» Task prompt
Go through the entries below and copy each line containing the word "this".

» Data shown
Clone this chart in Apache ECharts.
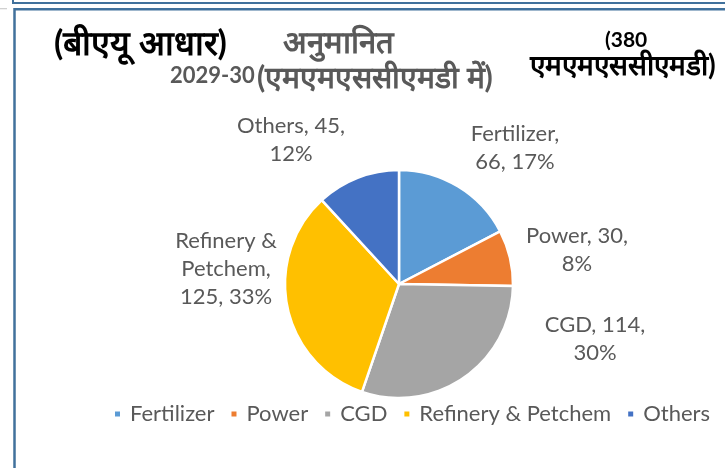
---
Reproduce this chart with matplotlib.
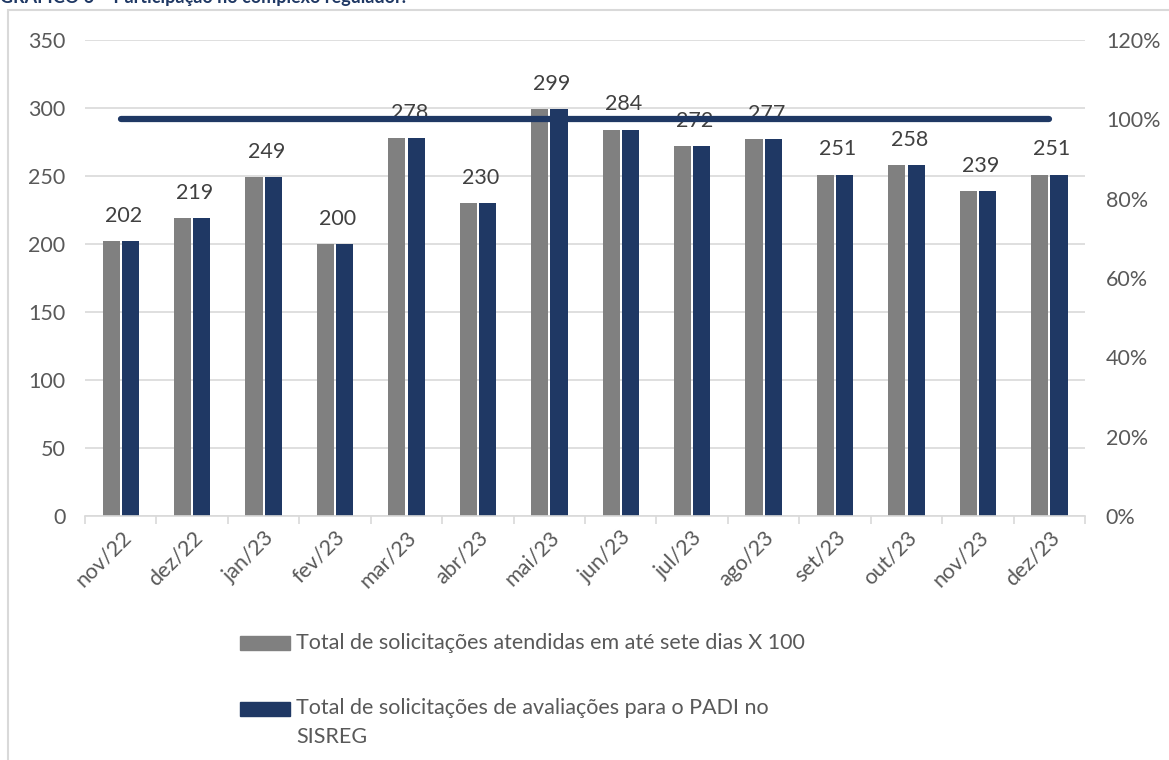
...
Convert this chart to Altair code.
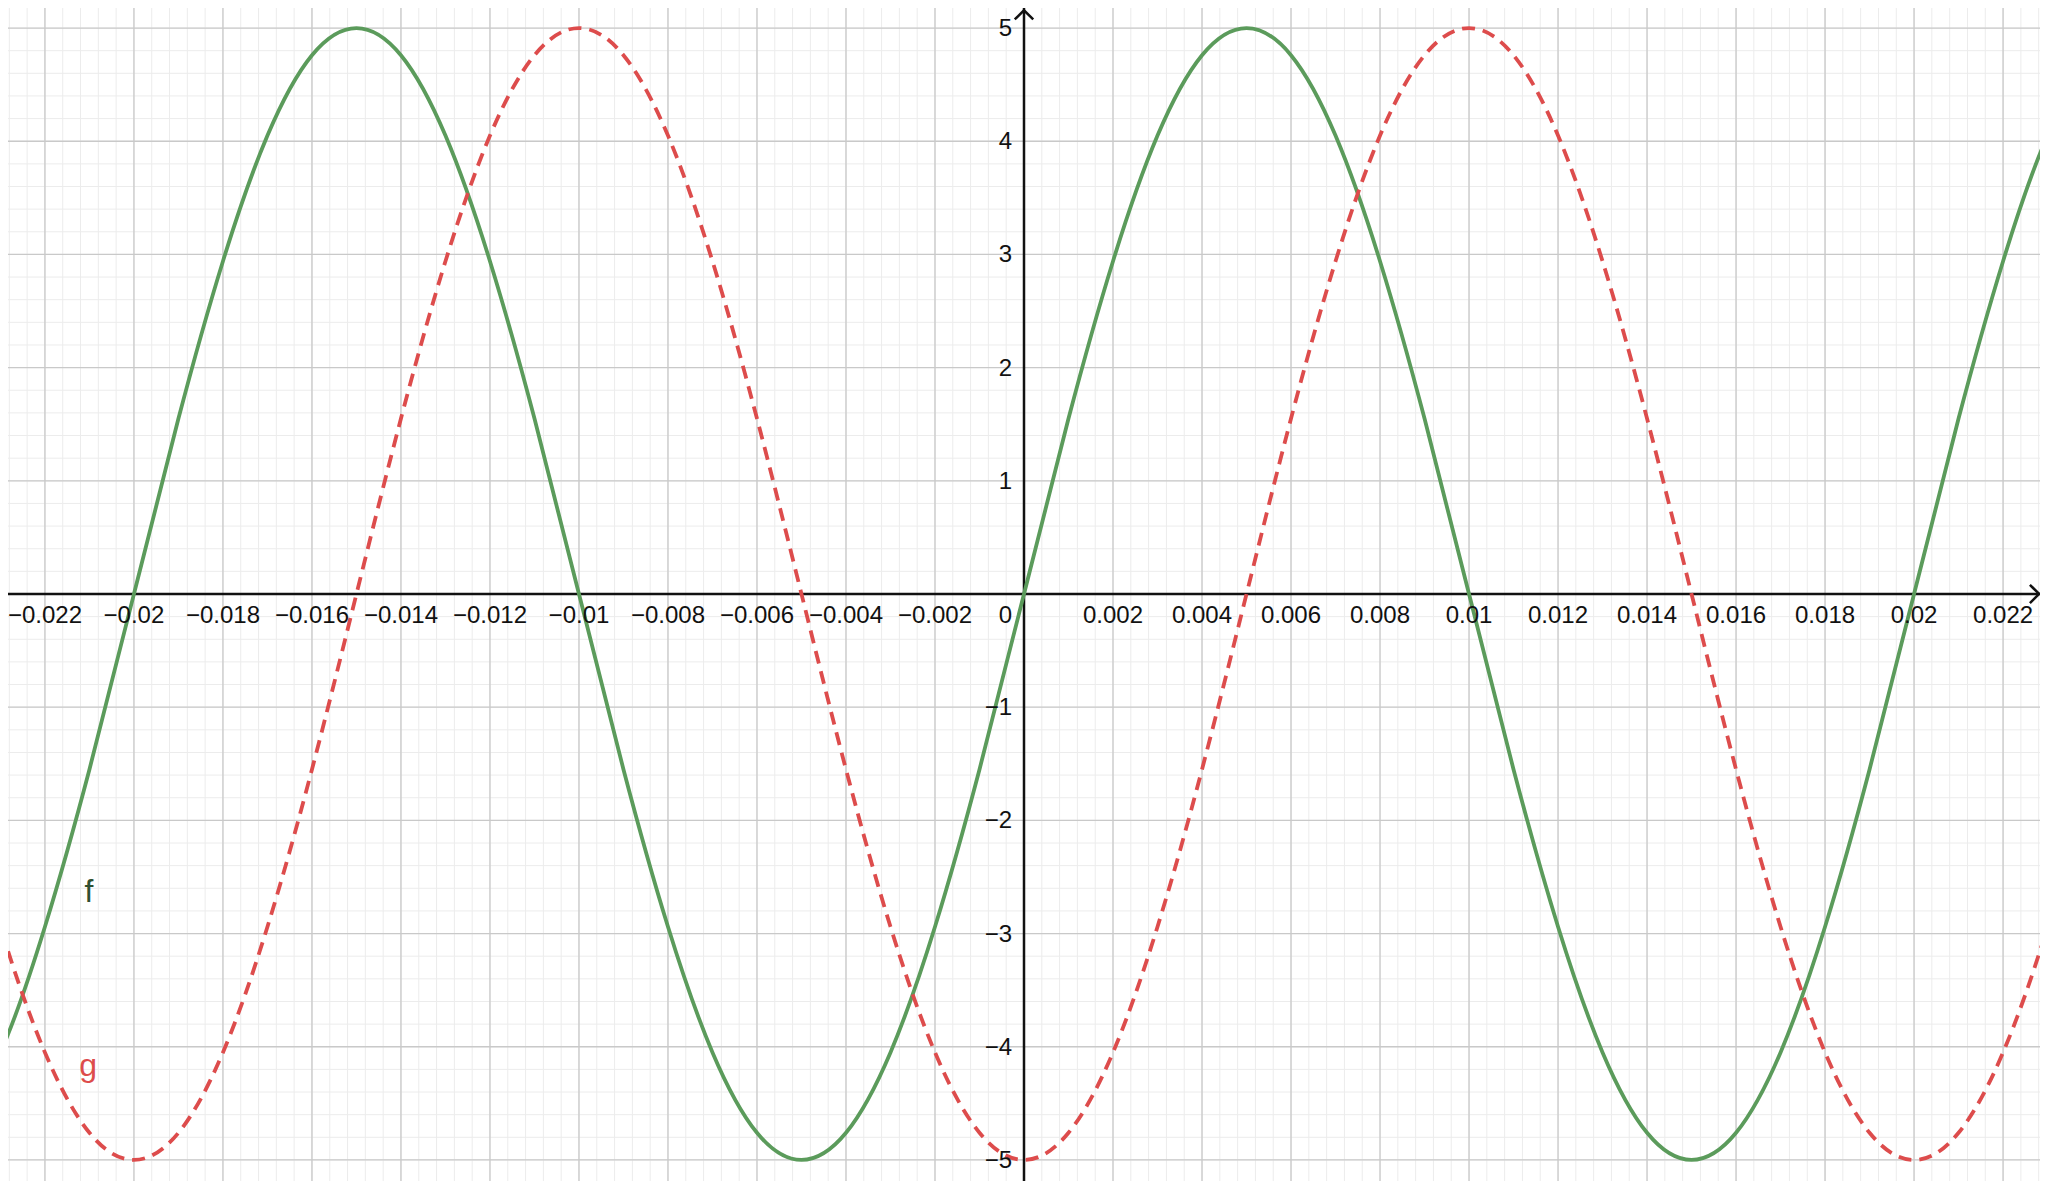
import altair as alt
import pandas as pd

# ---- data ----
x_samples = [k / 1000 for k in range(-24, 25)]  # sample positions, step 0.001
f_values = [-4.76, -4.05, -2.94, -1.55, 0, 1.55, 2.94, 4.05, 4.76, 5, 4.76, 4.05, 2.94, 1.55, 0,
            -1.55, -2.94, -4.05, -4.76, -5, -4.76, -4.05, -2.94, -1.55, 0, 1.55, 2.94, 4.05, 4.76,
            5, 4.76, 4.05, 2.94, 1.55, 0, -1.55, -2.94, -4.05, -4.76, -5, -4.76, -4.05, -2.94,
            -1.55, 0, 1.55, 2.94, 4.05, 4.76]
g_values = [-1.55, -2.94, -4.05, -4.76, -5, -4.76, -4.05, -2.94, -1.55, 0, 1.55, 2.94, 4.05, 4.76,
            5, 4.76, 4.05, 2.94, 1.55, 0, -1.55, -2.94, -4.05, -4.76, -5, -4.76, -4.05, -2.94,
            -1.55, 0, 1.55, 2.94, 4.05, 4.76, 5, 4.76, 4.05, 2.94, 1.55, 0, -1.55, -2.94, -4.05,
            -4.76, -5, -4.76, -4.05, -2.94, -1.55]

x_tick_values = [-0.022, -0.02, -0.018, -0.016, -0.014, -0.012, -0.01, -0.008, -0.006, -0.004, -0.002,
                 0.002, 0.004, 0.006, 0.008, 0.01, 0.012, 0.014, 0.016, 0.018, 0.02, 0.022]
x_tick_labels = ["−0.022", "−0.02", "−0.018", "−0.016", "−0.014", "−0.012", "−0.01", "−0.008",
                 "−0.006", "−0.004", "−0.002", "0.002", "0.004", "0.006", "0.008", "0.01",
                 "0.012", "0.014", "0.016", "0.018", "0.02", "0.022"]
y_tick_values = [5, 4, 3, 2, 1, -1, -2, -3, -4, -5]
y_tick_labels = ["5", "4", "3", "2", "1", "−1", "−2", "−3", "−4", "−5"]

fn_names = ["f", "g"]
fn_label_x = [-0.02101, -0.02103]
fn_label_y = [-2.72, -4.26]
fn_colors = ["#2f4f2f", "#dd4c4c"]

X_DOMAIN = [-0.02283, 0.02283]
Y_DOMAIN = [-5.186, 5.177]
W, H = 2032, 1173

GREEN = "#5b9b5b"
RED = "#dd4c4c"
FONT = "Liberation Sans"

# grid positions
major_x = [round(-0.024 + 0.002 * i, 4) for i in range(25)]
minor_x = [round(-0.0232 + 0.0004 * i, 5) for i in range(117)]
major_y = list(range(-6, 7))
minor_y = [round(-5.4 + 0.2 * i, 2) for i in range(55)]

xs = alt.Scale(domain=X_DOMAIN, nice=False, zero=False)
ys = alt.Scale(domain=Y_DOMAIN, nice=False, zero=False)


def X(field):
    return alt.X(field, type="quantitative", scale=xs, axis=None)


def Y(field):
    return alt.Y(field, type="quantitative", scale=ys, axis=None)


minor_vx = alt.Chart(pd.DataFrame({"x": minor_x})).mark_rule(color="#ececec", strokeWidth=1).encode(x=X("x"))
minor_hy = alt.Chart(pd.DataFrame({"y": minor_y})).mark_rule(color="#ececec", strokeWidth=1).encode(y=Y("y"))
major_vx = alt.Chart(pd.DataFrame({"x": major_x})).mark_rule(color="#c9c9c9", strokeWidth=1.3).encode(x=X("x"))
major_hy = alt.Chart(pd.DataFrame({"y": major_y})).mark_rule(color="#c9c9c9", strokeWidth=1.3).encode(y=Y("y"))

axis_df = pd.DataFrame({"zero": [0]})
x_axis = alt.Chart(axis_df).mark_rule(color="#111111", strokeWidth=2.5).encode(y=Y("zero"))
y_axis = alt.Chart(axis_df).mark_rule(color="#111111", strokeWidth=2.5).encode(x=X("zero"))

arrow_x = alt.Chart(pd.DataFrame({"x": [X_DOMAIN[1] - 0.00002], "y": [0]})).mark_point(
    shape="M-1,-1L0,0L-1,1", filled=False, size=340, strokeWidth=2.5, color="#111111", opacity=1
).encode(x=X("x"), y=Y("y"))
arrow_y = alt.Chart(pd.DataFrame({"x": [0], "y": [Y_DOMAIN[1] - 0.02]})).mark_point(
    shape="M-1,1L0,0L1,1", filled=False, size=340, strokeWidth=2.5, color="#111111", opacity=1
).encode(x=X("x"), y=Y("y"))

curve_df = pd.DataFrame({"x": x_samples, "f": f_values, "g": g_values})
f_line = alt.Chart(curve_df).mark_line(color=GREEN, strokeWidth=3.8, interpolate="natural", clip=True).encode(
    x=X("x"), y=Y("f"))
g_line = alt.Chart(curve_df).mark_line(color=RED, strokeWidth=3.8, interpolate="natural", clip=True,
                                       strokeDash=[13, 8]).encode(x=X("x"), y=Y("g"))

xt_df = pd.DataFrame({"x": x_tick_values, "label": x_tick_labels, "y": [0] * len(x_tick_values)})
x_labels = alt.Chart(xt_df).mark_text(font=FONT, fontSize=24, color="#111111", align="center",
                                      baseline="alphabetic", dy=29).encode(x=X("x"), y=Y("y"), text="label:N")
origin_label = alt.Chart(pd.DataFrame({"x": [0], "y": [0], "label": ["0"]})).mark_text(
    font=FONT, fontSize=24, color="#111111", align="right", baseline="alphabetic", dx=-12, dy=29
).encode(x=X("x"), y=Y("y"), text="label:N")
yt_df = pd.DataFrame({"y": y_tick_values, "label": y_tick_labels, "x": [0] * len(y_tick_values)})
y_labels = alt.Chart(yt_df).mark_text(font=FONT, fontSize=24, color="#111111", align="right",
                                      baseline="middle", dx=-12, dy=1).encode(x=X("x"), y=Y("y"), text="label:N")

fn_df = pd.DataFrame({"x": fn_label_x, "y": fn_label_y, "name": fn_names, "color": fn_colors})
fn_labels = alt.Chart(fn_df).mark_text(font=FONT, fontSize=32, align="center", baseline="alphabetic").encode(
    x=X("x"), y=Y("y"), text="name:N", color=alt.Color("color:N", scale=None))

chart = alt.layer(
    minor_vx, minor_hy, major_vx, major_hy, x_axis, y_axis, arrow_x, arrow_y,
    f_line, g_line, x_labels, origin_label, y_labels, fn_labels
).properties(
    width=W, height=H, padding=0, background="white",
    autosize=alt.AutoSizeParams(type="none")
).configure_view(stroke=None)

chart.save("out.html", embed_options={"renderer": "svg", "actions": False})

» Exercise output
Clone this chart in Apache ECharts.
Reproduce this chart with matplotlib.
Convert this chart to Altair code.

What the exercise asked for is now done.